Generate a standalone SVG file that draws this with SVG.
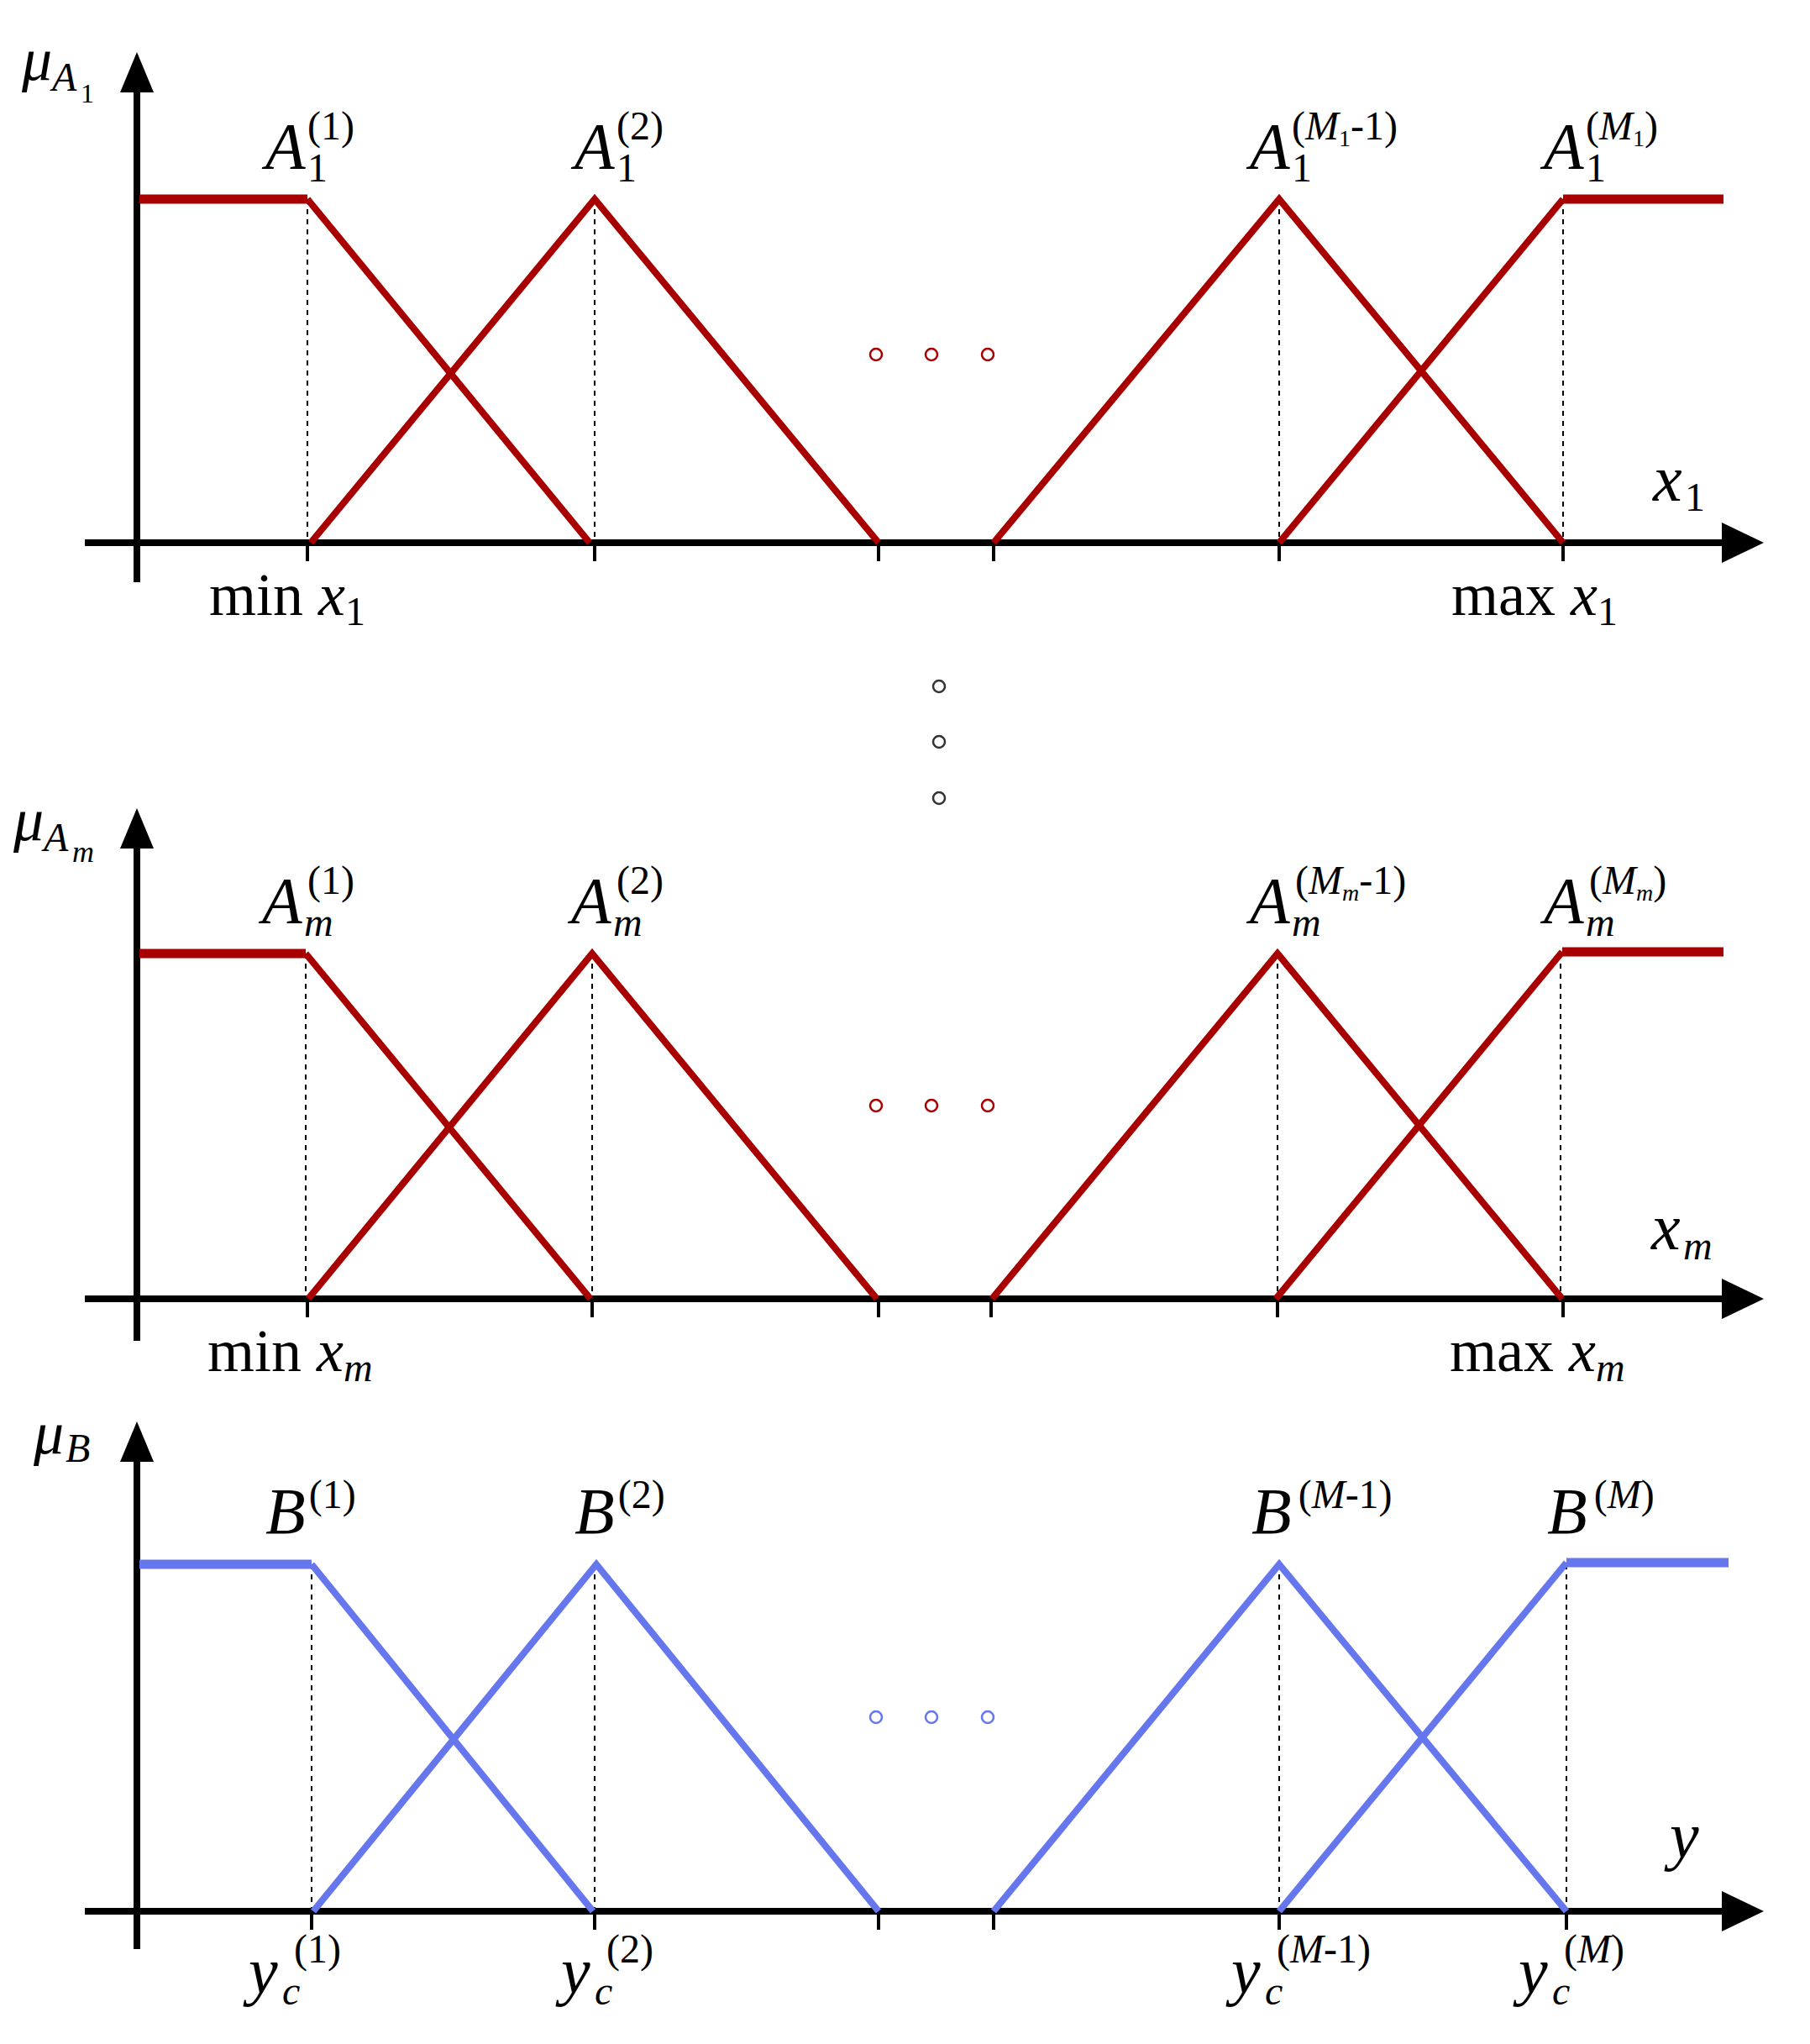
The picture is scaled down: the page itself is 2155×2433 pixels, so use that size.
<svg xmlns="http://www.w3.org/2000/svg" width="2155" height="2433" viewBox="0 0 2155 2433">
<style>
.ax{stroke:#000;stroke-width:8;fill:none}
.tk{stroke:#000;stroke-width:4}
.dt{stroke:#000;stroke-width:2;stroke-dasharray:6 6}
.r{stroke:#a80000;stroke-width:8;fill:none}
.rp{stroke:#a80000;stroke-width:11;fill:none}
.b{stroke:#6677ee;stroke-width:8;fill:none}
.bp{stroke:#6677ee;stroke-width:11;fill:none}
.rd{fill:none;stroke:#a80000;stroke-width:2.5}
.bd{fill:none;stroke:#6677ee;stroke-width:2.5}
.kd{fill:none;stroke:#333;stroke-width:2.5}
text{font-family:"Liberation Serif","DejaVu Serif",serif;fill:#000}
.i{font-style:italic}
.L{font-size:78px}
.s{font-size:48px}
.m{font-size:72px}
</style>
<rect width="2155" height="2433" fill="#fff"/>

<g id="panel1">
<g id="axes1">
<line class="ax" x1="163" y1="693" x2="163" y2="110"/><path d="M143,110 L163,62 L183,110 Z"/>
<line class="ax" x1="101" y1="646" x2="2050" y2="646"/><path d="M2050,622 L2100,646 L2050,670 Z"/>
<g class="tk"><line x1="708" y1="646" x2="708" y2="668"/><line x1="1046" y1="646" x2="1046" y2="668"/><line x1="1183" y1="646" x2="1183" y2="668"/><line x1="1523" y1="646" x2="1523" y2="668"/><line x1="1861" y1="646" x2="1861" y2="668"/><line x1="366" y1="646" x2="366" y2="668"/></g>
</g>
<g class="dt"><line x1="366" y1="237" x2="366" y2="646"/><line x1="708" y1="237" x2="708" y2="646"/><line x1="1523" y1="237" x2="1523" y2="646"/><line x1="1861" y1="237" x2="1861" y2="646"/></g>
<path class="rp" d="M166,237 H366"/><path class="r" d="M366,237 L702,646"/>
<path class="r" d="M370,646 L708,237 L1046,646"/>
<path class="r" d="M1183,646 L1523,237 L1861,646"/>
<path class="r" d="M1523,646 L1861,237"/><path class="rp" d="M1861,237 H2052"/>
<circle class="rd" cx="1043" cy="422" r="7"/><circle class="rd" cx="1109" cy="422" r="7"/><circle class="rd" cx="1176" cy="422" r="7"/>
<text x="26" y="95" class="i m">μ</text><text x="62" y="108" class="i s">A</text><text x="96" y="122" font-size="32">1</text>
<text x="316" y="200" class="i L">A</text><text x="366" y="216" class="s">1</text><text x="366" y="166" class="s">(1)</text>
<text x="684" y="200" class="i L">A</text><text x="734" y="216" class="s">1</text><text x="734" y="166" class="s">(2)</text>
<text x="1488" y="200" class="i L">A</text><text x="1538" y="216" class="s">1</text><text x="1538" y="166" class="s">(<tspan class="i">M</tspan><tspan font-size="28" dy="8">1</tspan><tspan dy="-8">-1)</tspan></text>
<text x="1838" y="200" class="i L">A</text><text x="1888" y="216" class="s">1</text><text x="1888" y="166" class="s">(<tspan class="i">M</tspan><tspan font-size="28" dy="8">1</tspan><tspan dy="-8">)</tspan></text>
<text x="1968" y="596" class="i L">x</text><text x="2006" y="608" class="s">1</text>
<text x="249" y="732" class="m">min <tspan class="i">x</tspan><tspan class="s" dy="12">1</tspan></text>
<text x="1728" y="732" class="m">max <tspan class="i">x</tspan><tspan class="s" dy="12">1</tspan></text>
</g>

<g id="vdots"><circle class="kd" cx="1118" cy="817" r="7"/><circle class="kd" cx="1118" cy="883" r="7"/><circle class="kd" cx="1118" cy="950" r="7"/></g>

<g id="panel2">
<line class="ax" x1="163" y1="1596" x2="163" y2="1010"/><path d="M143,1010 L163,962 L183,1010 Z"/>
<line class="ax" x1="101" y1="1546" x2="2050" y2="1546"/><path d="M2050,1522 L2100,1546 L2050,1570 Z"/>
<g class="tk"><line x1="366" y1="1546" x2="366" y2="1568"/><line x1="705" y1="1546" x2="705" y2="1568"/><line x1="1046" y1="1546" x2="1046" y2="1568"/><line x1="1180" y1="1546" x2="1180" y2="1568"/><line x1="1521" y1="1546" x2="1521" y2="1568"/><line x1="1861" y1="1546" x2="1861" y2="1568"/></g>
<g class="dt"><line x1="364" y1="1135" x2="364" y2="1546"/><line x1="705" y1="1135" x2="705" y2="1546"/><line x1="1521" y1="1135" x2="1521" y2="1546"/><line x1="1858" y1="1135" x2="1858" y2="1546"/></g>
<path class="rp" d="M166,1135 H364"/><path class="r" d="M364,1135 L703,1546"/>
<path class="r" d="M367,1546 L705,1135 L1044,1546"/>
<path class="r" d="M1181,1546 L1521,1135 L1860,1546"/>
<path class="r" d="M1519,1546 L1860,1133"/><path class="rp" d="M1860,1133 H2052"/>
<circle class="rd" cx="1043" cy="1316" r="7"/><circle class="rd" cx="1109" cy="1316" r="7"/><circle class="rd" cx="1176" cy="1316" r="7"/>
<text x="16" y="1000" class="i m">μ</text><text x="52" y="1013" class="i s">A</text><text x="86" y="1026" font-size="36" class="i">m</text>
<text x="312" y="1098" class="i L">A</text><text x="362" y="1114" class="i s">m</text><text x="366" y="1064" class="s">(1)</text>
<text x="680" y="1098" class="i L">A</text><text x="730" y="1114" class="i s">m</text><text x="734" y="1064" class="s">(2)</text>
<text x="1488" y="1098" class="i L">A</text><text x="1538" y="1114" class="i s">m</text><text x="1542" y="1064" class="s">(<tspan class="i">M</tspan><tspan font-size="28" class="i" dy="8">m</tspan><tspan dy="-8">-1)</tspan></text>
<text x="1838" y="1098" class="i L">A</text><text x="1888" y="1114" class="i s">m</text><text x="1892" y="1064" class="s">(<tspan class="i">M</tspan><tspan font-size="28" class="i" dy="8">m</tspan><tspan dy="-8">)</tspan></text>
<text x="1966" y="1487" class="i L">x</text><text x="2004" y="1499" class="i s">m</text>
<text x="247" y="1632" class="m">min <tspan class="i">x</tspan><tspan class="s i" dy="12">m</tspan></text>
<text x="1726" y="1632" class="m">max <tspan class="i">x</tspan><tspan class="s i" dy="12">m</tspan></text>
</g>

<g id="panel3">
<line class="ax" x1="163" y1="2320" x2="163" y2="1740"/><path d="M143,1740 L163,1692 L183,1740 Z"/>
<line class="ax" x1="101" y1="2275" x2="2050" y2="2275"/><path d="M2050,2251 L2100,2275 L2050,2299 Z"/>
<g class="tk"><line x1="371" y1="2275" x2="371" y2="2297"/><line x1="708" y1="2275" x2="708" y2="2297"/><line x1="1046" y1="2275" x2="1046" y2="2297"/><line x1="1183" y1="2275" x2="1183" y2="2297"/><line x1="1523" y1="2275" x2="1523" y2="2297"/><line x1="1865" y1="2275" x2="1865" y2="2297"/></g>
<g class="dt"><line x1="371" y1="1862" x2="371" y2="2275"/><line x1="708" y1="1862" x2="708" y2="2275"/><line x1="1523" y1="1862" x2="1523" y2="2275"/><line x1="1865" y1="1862" x2="1865" y2="2275"/></g>
<path class="bp" d="M166,1862 H371"/><path class="b" d="M371,1862 L706,2275"/>
<path class="b" d="M373,2275 L710,1862 L1046,2275"/>
<path class="b" d="M1183,2275 L1523,1862 L1865,2275"/>
<path class="b" d="M1523,2275 L1865,1860"/><path class="bp" d="M1865,1860 H2058"/>
<circle class="bd" cx="1043" cy="2044" r="7"/><circle class="bd" cx="1109" cy="2044" r="7"/><circle class="bd" cx="1176" cy="2044" r="7"/>
<text x="40" y="1730" class="i m">μ</text><text x="78" y="1740" class="i s">B</text>
<text x="316" y="1825" class="i L">B<tspan class="s" font-style="normal" dx="4" dy="-30">(1)</tspan></text>
<text x="684" y="1825" class="i L">B<tspan class="s" font-style="normal" dx="4" dy="-30">(2)</tspan></text>
<text x="1490" y="1825" class="i L">B<tspan class="s" dx="8" dy="-30"><tspan font-style="normal">(</tspan>M<tspan font-style="normal">-1)</tspan></tspan></text>
<text x="1842" y="1825" class="i L">B<tspan class="s" dx="8" dy="-30"><tspan font-style="normal">(</tspan>M<tspan font-style="normal">)</tspan></tspan></text>
<text x="1988" y="2211" class="i L">y</text>
<text x="296" y="2372" class="i L">y</text><text x="336" y="2386" class="i s">c</text><text x="350" y="2336" class="s">(1)</text>
<text x="668" y="2372" class="i L">y</text><text x="708" y="2386" class="i s">c</text><text x="722" y="2336" class="s">(2)</text>
<text x="1466" y="2372" class="i L">y</text><text x="1506" y="2386" class="i s">c</text><text x="1520" y="2336" class="s">(<tspan class="i">M</tspan>-1)</text>
<text x="1808" y="2372" class="i L">y</text><text x="1848" y="2386" class="i s">c</text><text x="1862" y="2336" class="s">(<tspan class="i">M</tspan>)</text>
</g>
</svg>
______________________________
* **WHAT THE TASK ASKS**:
Look through the data and gather every line with the string "that" in it.

* **PROBLEM SOLUTION**:
Generate a standalone SVG file that draws this with SVG.
The picture is scaled down: the page itself is 2155×2433 pixels, so use that size.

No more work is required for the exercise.